MLB Commissioner Allan H. “Bud” Selig recognized this problem and said he is working consistently with Lewis to remedy the situation.

“Baseball is a social institution. It has social responsibilities,” he said. “The most powerful moment in baseball history was when Jackie Robinson came to the big leagues. It set a great example for society. Baseball gets a lot of attention in America. We have to mirror where we want the country to go.”

To do this, Selig creates Diversity Committee Reports with Lewis to present to the Diversity Oversight Committee. In accordance with Major League Baseball’s equal employment opportunity policy, in 1999 Selig also mandated that minority candidates must be included in interviews for all openings at the general manager, manager and scouting director levels.

“One of the nicest compliments I have received is Richard Lapchick telling me I’ve made baseball look like America,” he said. “We’ve still got a ways to go, but I can thank Wendy Lewis for how far we have come. She’s persistent, and you have to be persistent in this kind of arena.”

Opening New Doors

In July, Major League Baseball’s (MLB) Diversity Business Summit, more than five years in the making, drew representatives from all 30 MLB teams, MLB Advanced Media, MLB Network and 10 minor league clubs. The conference — believed to be the first of its kind in American sports — brought together 1,000 people hoping to forge a relationship in baseball or with one of the suppliers.

The summit, launched by Wendy Lewis, MLB’s senior vice president of diversity and strategic alliances, began with a discussion panel that included five team owners and later broke down into individual matchmaking sessions. Job candidates could meet with the team or MLB division of their choice and had a chance to learn about the game.
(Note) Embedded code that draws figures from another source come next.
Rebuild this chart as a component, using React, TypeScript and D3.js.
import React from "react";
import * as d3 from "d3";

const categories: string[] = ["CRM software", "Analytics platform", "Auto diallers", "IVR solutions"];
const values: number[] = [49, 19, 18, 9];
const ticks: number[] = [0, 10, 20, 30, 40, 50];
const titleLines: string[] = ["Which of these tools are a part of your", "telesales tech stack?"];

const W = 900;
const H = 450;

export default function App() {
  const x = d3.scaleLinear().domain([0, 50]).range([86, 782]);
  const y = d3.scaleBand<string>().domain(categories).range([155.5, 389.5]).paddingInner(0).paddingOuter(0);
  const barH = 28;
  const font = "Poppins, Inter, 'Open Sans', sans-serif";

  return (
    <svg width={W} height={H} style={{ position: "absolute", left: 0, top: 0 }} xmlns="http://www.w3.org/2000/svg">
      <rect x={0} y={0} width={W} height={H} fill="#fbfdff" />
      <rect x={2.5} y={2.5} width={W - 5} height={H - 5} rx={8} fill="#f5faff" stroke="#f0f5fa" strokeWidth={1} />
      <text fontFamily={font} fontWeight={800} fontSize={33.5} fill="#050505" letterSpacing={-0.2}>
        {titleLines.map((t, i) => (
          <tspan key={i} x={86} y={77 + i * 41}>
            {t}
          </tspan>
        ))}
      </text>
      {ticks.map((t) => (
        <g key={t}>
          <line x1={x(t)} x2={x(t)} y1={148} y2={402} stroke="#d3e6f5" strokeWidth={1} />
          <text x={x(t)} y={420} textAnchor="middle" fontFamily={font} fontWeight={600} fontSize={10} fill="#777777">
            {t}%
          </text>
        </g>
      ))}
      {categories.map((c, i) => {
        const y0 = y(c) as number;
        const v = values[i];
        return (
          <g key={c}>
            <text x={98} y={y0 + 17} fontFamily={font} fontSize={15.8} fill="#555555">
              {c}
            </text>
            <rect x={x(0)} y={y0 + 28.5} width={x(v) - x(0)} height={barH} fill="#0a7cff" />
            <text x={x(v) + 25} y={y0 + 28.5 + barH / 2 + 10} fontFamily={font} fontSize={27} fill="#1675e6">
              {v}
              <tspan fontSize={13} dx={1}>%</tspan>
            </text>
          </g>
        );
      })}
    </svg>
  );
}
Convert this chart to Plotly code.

Lewis said that by stressing diversity, MLB opened its doors to people with ideas and perspectives that may not have been heard before.
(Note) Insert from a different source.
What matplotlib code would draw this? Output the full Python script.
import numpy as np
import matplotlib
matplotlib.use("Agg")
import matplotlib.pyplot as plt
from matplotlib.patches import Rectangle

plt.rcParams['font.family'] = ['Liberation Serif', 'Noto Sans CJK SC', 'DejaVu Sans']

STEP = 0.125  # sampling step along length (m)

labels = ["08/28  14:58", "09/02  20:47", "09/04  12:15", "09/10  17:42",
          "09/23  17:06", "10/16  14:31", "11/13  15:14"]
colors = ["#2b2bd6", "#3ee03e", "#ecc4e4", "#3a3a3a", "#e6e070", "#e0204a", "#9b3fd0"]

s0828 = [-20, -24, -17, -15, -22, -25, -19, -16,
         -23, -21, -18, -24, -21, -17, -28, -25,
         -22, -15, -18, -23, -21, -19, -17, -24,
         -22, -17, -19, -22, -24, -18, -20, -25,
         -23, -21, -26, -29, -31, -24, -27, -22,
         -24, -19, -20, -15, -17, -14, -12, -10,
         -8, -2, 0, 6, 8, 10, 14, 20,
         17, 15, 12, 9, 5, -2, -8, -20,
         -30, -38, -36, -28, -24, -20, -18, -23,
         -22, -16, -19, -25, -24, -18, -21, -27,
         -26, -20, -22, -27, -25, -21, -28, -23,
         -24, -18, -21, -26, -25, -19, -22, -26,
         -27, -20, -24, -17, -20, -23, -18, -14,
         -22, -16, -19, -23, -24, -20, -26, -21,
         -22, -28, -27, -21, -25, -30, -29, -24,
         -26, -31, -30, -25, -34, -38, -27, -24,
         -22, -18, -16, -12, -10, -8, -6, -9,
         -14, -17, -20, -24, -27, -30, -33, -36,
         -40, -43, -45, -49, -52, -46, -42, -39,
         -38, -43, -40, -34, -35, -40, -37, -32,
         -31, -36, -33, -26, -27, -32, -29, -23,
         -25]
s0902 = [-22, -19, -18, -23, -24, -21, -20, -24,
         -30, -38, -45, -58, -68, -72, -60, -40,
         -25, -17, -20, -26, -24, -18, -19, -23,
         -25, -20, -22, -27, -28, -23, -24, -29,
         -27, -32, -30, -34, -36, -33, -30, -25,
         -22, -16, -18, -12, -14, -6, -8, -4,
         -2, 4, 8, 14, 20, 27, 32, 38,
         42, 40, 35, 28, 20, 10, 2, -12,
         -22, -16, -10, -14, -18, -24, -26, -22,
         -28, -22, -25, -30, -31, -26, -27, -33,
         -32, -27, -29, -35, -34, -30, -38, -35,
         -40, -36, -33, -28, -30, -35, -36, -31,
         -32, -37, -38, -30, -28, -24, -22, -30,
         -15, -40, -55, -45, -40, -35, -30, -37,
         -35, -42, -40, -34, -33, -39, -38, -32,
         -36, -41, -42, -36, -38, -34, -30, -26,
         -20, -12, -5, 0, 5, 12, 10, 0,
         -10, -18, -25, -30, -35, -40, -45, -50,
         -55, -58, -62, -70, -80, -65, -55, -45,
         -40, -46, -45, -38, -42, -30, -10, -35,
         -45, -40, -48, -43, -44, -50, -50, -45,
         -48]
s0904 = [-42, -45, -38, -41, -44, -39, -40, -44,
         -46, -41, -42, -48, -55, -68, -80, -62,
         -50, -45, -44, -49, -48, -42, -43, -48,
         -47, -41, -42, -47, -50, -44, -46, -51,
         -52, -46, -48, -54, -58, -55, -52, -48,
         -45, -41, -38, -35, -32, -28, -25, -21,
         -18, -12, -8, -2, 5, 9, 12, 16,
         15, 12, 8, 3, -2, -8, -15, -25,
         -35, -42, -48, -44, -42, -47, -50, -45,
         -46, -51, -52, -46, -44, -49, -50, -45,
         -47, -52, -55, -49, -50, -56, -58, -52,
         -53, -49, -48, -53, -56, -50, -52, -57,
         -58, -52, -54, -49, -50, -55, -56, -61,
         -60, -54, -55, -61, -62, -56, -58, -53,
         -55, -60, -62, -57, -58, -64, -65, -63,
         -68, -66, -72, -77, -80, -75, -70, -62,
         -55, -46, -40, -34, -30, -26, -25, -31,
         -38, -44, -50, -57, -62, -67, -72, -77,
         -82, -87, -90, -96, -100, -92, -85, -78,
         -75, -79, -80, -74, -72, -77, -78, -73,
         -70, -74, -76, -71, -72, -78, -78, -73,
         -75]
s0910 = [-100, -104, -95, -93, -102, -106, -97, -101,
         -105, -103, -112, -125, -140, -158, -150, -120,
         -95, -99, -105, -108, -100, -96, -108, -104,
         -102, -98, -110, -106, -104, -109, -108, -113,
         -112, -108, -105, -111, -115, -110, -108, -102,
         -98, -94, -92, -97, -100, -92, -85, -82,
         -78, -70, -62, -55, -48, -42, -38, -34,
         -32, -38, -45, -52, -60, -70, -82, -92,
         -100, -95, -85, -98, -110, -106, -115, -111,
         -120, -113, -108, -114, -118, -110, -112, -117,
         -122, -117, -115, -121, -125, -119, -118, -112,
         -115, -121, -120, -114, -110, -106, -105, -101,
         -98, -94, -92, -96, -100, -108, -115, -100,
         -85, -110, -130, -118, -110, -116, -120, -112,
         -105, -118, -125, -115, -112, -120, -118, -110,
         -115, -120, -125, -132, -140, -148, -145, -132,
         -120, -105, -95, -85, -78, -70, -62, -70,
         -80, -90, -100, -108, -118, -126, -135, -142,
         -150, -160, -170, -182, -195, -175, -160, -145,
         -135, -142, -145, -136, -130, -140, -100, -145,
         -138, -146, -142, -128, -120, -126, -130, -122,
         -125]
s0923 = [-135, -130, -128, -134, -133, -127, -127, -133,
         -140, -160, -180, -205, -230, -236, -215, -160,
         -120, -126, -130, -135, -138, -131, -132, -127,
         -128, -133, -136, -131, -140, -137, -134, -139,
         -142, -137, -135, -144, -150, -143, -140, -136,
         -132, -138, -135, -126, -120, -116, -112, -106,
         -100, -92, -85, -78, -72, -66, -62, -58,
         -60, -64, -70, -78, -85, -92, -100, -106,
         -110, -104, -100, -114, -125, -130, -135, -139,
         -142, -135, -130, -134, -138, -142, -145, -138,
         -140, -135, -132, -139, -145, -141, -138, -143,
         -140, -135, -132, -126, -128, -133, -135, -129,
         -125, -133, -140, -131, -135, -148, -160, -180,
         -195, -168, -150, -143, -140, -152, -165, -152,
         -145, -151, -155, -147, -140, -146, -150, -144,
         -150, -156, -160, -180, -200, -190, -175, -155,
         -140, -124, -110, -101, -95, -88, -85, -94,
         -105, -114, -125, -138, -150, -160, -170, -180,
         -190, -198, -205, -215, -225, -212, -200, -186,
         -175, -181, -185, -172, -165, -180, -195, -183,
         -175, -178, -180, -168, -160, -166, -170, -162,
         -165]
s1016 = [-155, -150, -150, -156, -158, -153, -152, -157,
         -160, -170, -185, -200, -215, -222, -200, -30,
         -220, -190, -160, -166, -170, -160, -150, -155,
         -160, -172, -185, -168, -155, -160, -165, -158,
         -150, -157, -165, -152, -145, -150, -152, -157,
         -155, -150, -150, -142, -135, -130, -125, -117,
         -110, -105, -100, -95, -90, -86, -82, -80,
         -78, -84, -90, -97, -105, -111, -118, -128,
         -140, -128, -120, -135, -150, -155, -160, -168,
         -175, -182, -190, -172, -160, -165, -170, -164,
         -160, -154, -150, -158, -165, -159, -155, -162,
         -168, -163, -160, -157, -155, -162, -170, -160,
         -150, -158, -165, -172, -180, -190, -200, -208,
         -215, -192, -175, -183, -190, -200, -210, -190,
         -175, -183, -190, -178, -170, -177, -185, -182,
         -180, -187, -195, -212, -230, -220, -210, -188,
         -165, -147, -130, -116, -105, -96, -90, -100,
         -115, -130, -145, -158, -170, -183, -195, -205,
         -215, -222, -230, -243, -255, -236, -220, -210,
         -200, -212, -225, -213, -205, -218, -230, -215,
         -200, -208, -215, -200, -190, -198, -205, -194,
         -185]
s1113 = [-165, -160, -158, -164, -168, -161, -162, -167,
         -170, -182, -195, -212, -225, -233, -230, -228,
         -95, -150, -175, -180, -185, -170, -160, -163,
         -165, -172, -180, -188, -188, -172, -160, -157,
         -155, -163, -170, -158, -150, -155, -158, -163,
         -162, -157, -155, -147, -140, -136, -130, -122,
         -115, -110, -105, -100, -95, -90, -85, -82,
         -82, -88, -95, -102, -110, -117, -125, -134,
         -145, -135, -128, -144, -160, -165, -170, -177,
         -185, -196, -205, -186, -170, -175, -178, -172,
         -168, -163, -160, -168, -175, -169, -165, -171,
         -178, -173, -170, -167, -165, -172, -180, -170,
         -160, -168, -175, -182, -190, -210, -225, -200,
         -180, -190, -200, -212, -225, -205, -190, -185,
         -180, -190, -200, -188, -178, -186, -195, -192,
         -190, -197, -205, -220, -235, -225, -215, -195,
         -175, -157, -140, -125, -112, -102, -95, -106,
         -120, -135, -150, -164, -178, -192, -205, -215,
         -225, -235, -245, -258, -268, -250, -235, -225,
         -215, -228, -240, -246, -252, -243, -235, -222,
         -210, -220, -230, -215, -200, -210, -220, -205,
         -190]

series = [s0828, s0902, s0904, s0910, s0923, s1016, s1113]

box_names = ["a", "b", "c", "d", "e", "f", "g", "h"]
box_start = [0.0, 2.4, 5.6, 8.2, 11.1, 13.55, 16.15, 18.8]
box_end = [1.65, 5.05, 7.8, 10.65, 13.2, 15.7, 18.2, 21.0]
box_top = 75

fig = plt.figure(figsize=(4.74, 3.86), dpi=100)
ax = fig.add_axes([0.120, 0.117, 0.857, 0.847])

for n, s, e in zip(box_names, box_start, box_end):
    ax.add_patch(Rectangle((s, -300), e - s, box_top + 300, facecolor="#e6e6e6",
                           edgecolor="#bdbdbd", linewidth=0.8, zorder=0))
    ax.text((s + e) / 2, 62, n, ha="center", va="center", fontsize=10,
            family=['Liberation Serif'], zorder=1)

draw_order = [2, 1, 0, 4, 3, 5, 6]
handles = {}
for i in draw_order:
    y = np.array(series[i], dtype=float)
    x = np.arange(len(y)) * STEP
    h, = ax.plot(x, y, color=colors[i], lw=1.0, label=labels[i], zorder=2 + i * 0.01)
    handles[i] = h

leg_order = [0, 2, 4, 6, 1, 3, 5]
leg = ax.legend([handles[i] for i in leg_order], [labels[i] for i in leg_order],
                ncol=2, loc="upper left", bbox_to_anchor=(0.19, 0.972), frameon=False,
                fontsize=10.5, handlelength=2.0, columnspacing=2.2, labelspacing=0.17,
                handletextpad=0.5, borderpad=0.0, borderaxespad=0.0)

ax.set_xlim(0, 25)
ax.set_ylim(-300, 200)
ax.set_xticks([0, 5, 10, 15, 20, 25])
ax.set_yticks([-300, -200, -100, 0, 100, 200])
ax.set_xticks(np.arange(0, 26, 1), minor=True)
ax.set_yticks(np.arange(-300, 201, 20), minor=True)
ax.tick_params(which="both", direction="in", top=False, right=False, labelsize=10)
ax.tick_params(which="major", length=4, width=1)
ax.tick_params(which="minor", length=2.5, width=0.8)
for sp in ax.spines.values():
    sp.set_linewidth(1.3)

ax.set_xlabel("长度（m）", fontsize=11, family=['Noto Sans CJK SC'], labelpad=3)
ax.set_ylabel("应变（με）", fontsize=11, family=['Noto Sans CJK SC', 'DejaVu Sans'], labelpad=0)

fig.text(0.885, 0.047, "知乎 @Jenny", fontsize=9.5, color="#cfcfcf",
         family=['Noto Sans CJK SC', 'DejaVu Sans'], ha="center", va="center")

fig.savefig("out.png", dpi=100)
“As a result of the business summit, we have an even greater charge and responsibility because all of those clubs now have been involved even more than they were normally, and they all have witnessed and experienced how much better we can be at engagement with diverse communities,” she said.

To hear Jerry Reinsdorf, owner of the Chicago White Sox, and MLB Commissioner Allan H. “Bud” Selig discuss how MLB works to level the playing field with workforce and supplier diversity initiatives from the first Business Diversity Summit, visit here.

Major League Baseball and the Houston Astros will co-host the 2013 Diversity Business Summit on June 19 in Houston.

— Ladan Nikravan

MLB’s 2012 Racial and Gender Report Card

Every year The Institute for Diversity and Ethics in Sport at the University of Central Florida critiques Major League Baseball’s (MLB) racial and gender hiring practices. Overall, MLB received an A for race and a C+ for gender for a combined grade of B in the 2012 Report Card. In 2011, MLB received an A for race and a B- for gender for a combined grade of B+. Baseball’s grade for race dipped slightly from 91.6 to 90.6, while its grade for gender dropped from 79.3 to 75.2. The league’s overall score for the 2012 Report Card was 82.9, which was lower than 2011’s combined score of 85.5.

MLB received A’s for race in MLB central offices, assistant coaches, players and diversity initiatives. Also, it received an A-/B+ for race in managers, team senior administration and professional administration. In addition, it received a B for race in the vice presidents category and a C for race among all general managers.

MLB’s grades for gender are an A-/B+ for MLB central offices, C for team professional administration, D for senior administration and an F for vice presidents.